Impact on the Stock Market: The PCE index can have a significant influence on the stock market. During periods of rising inflation, corporate production costs may increase, leading to decreased profitability and potentially lower stock prices. Conversely, during periods of low inflation, lower costs can boost profitability and drive stock prices higher.
Impact on the US Dollar and Foreign Exchange Markets: Fluctuations in the PCE index can also influence the value of the US dollar. An increase in the PCE index may strengthen the dollar as it often signals the Federal Reserve’s intention to raise interest rates. This can boost demand for the dollar and weaken other currencies relative to it. Conversely, a decrease in the PCE index may lead to a depreciation of the US dollar.
Impact on Gold and Commodity Prices: Gold is often considered an inflation hedge. Consequently, an increase in the PCE index, which signals rising inflation, typically leads to higher gold prices. Furthermore, a rise in the PCE index can drive up the prices of other commodities such as oil and raw materials as production costs and demand increase.

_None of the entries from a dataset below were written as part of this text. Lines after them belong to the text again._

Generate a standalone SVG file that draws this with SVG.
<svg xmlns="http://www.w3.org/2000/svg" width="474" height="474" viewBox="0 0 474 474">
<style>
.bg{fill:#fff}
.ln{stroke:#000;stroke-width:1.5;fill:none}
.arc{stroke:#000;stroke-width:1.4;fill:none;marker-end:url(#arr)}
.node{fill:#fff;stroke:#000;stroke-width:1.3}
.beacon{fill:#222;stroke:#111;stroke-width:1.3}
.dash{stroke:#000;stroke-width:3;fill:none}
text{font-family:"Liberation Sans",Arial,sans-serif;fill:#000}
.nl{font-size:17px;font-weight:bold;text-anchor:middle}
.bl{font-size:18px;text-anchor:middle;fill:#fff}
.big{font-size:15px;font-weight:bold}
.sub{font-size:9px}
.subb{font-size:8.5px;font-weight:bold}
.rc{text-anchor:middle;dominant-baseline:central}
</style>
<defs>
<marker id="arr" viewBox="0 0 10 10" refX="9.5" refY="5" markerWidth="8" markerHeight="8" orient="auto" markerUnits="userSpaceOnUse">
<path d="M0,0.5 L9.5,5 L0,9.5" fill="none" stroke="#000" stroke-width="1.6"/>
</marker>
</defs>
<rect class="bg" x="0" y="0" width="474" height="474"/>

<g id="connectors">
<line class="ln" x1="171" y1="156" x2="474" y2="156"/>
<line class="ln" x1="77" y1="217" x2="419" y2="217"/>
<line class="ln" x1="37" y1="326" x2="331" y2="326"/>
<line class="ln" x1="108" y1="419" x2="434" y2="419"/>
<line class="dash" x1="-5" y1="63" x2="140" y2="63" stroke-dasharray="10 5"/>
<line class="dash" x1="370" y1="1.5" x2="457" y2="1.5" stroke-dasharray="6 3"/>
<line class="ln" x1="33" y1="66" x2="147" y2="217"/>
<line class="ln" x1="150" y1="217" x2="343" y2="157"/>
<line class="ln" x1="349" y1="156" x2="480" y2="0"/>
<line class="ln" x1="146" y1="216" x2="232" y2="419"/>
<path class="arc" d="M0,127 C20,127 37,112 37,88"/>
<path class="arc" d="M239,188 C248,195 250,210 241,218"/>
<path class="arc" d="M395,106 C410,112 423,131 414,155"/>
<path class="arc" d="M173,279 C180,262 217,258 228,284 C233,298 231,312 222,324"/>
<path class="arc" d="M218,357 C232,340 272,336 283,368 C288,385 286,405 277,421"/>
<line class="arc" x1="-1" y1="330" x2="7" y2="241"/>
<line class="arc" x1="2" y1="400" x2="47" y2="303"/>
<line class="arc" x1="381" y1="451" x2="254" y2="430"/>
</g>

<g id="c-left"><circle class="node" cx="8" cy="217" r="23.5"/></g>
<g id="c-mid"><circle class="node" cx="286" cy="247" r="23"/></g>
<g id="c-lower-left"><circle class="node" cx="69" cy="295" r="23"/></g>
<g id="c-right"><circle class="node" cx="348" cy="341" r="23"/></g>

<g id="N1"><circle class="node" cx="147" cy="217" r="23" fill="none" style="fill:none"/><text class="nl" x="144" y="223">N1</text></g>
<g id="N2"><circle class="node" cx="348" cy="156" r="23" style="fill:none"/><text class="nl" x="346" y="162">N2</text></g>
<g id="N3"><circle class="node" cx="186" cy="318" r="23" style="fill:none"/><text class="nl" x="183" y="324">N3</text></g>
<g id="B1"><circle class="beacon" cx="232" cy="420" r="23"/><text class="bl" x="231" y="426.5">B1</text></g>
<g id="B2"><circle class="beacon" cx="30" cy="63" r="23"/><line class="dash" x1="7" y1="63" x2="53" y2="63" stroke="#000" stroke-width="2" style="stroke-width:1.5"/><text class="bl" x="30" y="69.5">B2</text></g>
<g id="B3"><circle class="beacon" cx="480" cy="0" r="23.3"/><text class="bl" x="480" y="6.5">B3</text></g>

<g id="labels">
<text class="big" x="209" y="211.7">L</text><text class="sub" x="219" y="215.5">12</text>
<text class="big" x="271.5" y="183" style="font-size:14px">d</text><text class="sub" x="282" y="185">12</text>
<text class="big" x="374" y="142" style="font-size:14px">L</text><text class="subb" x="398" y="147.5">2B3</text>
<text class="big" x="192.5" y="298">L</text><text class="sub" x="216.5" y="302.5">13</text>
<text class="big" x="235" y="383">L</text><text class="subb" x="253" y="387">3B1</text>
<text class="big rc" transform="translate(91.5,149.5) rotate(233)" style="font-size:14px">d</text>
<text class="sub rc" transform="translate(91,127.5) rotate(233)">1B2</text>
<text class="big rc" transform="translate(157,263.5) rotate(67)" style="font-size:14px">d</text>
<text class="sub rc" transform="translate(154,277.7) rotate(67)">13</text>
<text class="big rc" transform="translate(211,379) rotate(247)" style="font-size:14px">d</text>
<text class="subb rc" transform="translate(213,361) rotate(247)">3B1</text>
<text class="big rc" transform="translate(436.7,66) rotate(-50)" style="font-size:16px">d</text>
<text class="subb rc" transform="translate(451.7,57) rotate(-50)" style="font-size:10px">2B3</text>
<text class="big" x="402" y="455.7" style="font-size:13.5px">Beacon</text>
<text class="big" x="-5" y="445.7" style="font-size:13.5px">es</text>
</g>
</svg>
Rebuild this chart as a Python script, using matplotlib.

Market Volatility: The PCE index can induce significant volatility in financial markets. The release of PCE data is typically accompanied by swift reactions from investors. Analysts and traders closely monitor these data to anticipate potential shifts in economic policy and respond promptly. Such volatility can present both opportunities and risks for investors.
Concluding Remarks
Personal Consumption Expenditures (PCE) enable economists, individuals, and businesses to assess the health of the economy. Serving as a measure of consumer spending, PCE encompasses a broad range of goods and services, from durable consumer goods to essential commodities and services such as banking. Additionally, it reveals how consumers adjust their purchasing habits in response to price fluctuations. This makes the PCE index invaluable as it provides a window into consumer demand and inflationary pressures.